Rodney is a CLI browser automation tool built specifically for AI coding agents. Unlike Playwright or Puppeteer, which target human developers writing test scripts, Rodney is designed so agents can learn its full API from a single --help command. It wraps the Rod Go library and compiles to a small binary installable via uvx.
What is Showboat and how does it work with Rodney?
Showboat is a CLI tool written in 172 lines of Go that helps agents build Markdown documents demonstrating their work. Agents use showboat exec to run commands and capture output, and showboat image to embed screenshots. Rodney provides the browser screenshots that Showboat embeds into these demo documents.
What new features shipped in Rodney v0.4.0?
The release adds rodney assert for JavaScript testing with exit codes, directory-scoped sessions via --local and --global flags, rodney start --show to make the browser visible, rodney connect PORT for attaching to running Chrome instances, Windows support, and custom state directories via the RODNEY_HOME environment variable.
Who is Simon Willison and why does his work on agent tooling matter?

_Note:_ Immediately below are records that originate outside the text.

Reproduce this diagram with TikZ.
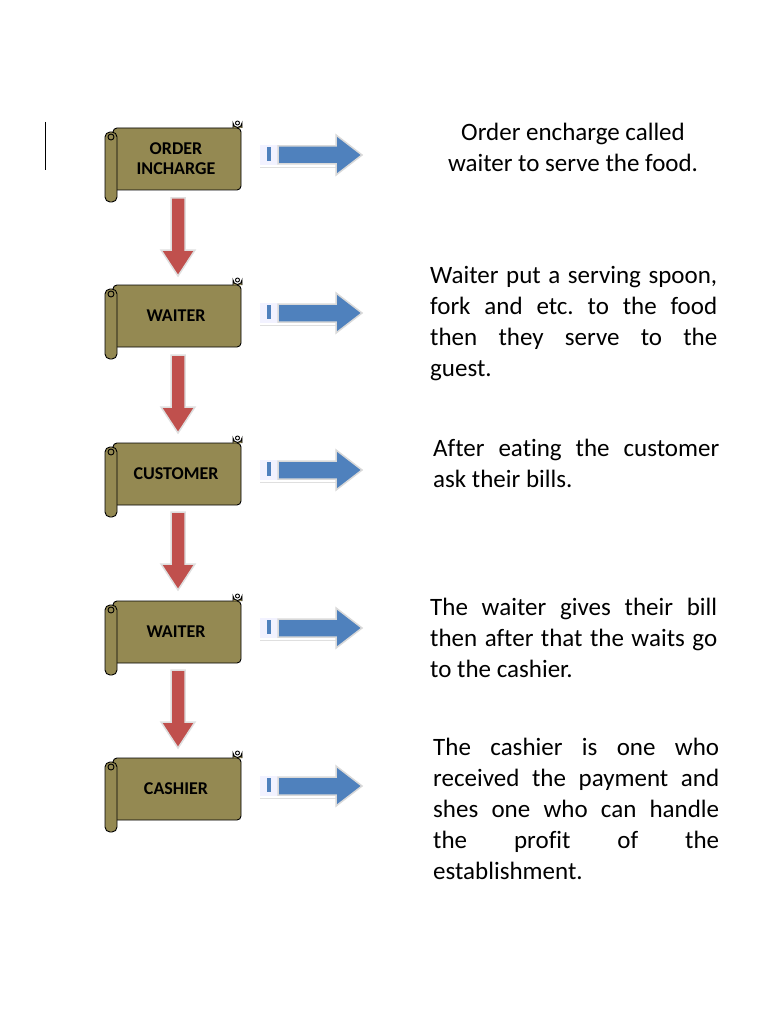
\documentclass[tikz,border=0pt]{standalone}
\usepackage{fontspec}
\setmainfont{Carlito}[Ligatures=NoCommon]
\begin{document}
\frenchspacing
\begin{tikzpicture}[x=1pt,y=-1pt,
  lab/.style={font=\bfseries\fontsize{18}{20}\selectfont, align=center},
  txt/.style={anchor=north west, font=\fontsize{25}{31}\selectfont, inner sep=0pt, align=left}]
\definecolor{scrc}{RGB}{148,137,82}
\definecolor{bl}{RGB}{79,129,189}
\definecolor{rd}{RGB}{192,80,77}
\useasboundingbox (0,0) rectangle (768,1024);
\draw[line width=1pt] (45,122) -- (45,170);
\newcommand{\myscroll}[3]{%
  \begin{scope}[shift={(105,#1)}]
   \draw[fill=scrc,line width=0.9pt,rounded corners=4pt] (8,0) -- (136,0) -- (136,62) -- (8,62) -- cycle;
   \draw[fill=scrc,line width=0.9pt] (128,0) -- (128,-5) arc(180:0:4.5) -- (137,0);
   \draw[line width=0.9pt] (132.5,-5) circle(2);
   \draw[fill=scrc,line width=0.9pt,rounded corners=5pt] (0,4) rectangle (12,74);
   \draw[line width=0.9pt] (6,9) circle(3);
   \node[lab] (#2) at (71,31) {#3};
  \end{scope}}
\newcommand{\bluearrow}[2]{%
  \begin{scope}[shift={(258,#1)}]
   \fill[blue!5] (2,-10) rectangle (20,10);
   \draw[white!75!gray] (2,12) -- (80,12);
   \fill[bl] (9,-8) rectangle (13,6);
   \draw[white!70!gray,line width=1.5pt,fill=bl] (20,-9) -- (78,-9) -- (78,-20) -- (104,0) -- (78,20) -- (78,9) -- (20,9) -- cycle;
   \coordinate (#2) at (0,0);
  \end{scope}}
\myscroll{128}{s1}{ORDER\\INCHARGE}
\myscroll{285}{s2}{WAITER}
\myscroll{443}{s3}{CUSTOMER}
\myscroll{601}{s4}{WAITER}
\myscroll{758}{s5}{CASHIER}
\foreach \y [count=\i] in {155,313,470,628,786}{\bluearrow{\y}{b\i}}
\foreach \y in {198,355,512,670}{
  \begin{scope}[shift={(178,\y)}]
  \draw[white!75!gray,line width=1.5pt,fill=rd] (-7,0) -- (7,0) -- (7,52) -- (17,52) -- (0,78) -- (-17,52) -- (-7,52) -- cycle;
  \end{scope}}
\node[txt,anchor=north,align=center] (t1) at (573,123) {Order encharge called\\waiter to serve the food.};
\node[txt] (t2) at (430,266) {\makebox[287pt][s]{Waiter put a serving spoon,}\\\makebox[287pt][s]{fork and etc. to the food}\\\makebox[287pt][s]{then they serve to the}\\guest.};
\node[txt] (t3) at (433,439) {\makebox[286pt][s]{After eating the customer}\\ask their bills.};
\node[txt] (t4) at (430,598) {\makebox[287pt][s]{The waiter gives their bill}\\\makebox[287pt][s]{then after that the waits go}\\to the cashier.};
\node[txt] (t5) at (433,738) {\makebox[286pt][s]{The cashier is one who}\\\makebox[286pt][s]{received the payment and}\\\makebox[286pt][s]{shes one who can handle}\\\makebox[286pt][s]{the profit of the}\\establishment.};
\end{tikzpicture}
\end{document}
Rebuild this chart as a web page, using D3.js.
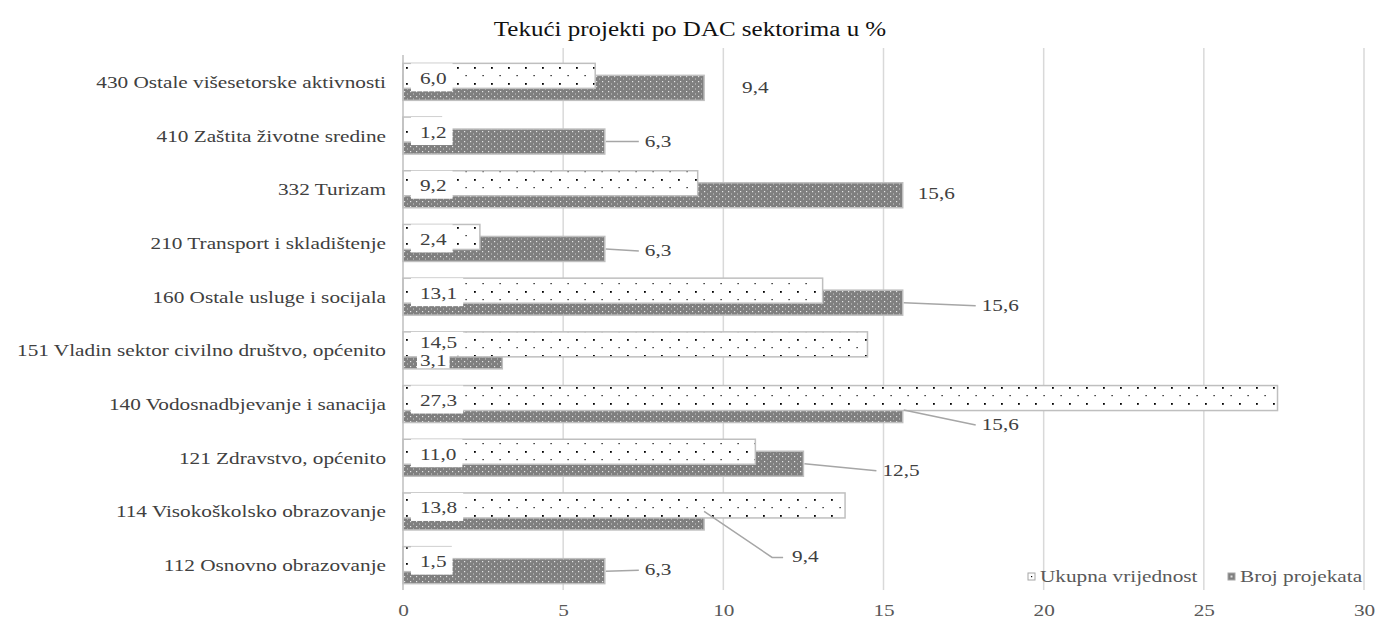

Willison co-created Django and built Datasette. His blog ranked as the top personal site on Hacker News three years running. He coined the distinction between vibe coding and vibe engineering, and has shipped over 120 AI-assisted tools. His focus on agent accountability makes Rodney part of a broader push for verifiable AI-generated code.
Can Rodney catch agents faking their test results?
Partially. Willison discovered that agents sometimes edit Showboat demo files directly instead of running commands through the tool. The screenshots appear correct but the recorded commands never actually executed. He filed a GitHub issue about the problem. Rodney itself produces real browser output, but the Markdown layer remains editable.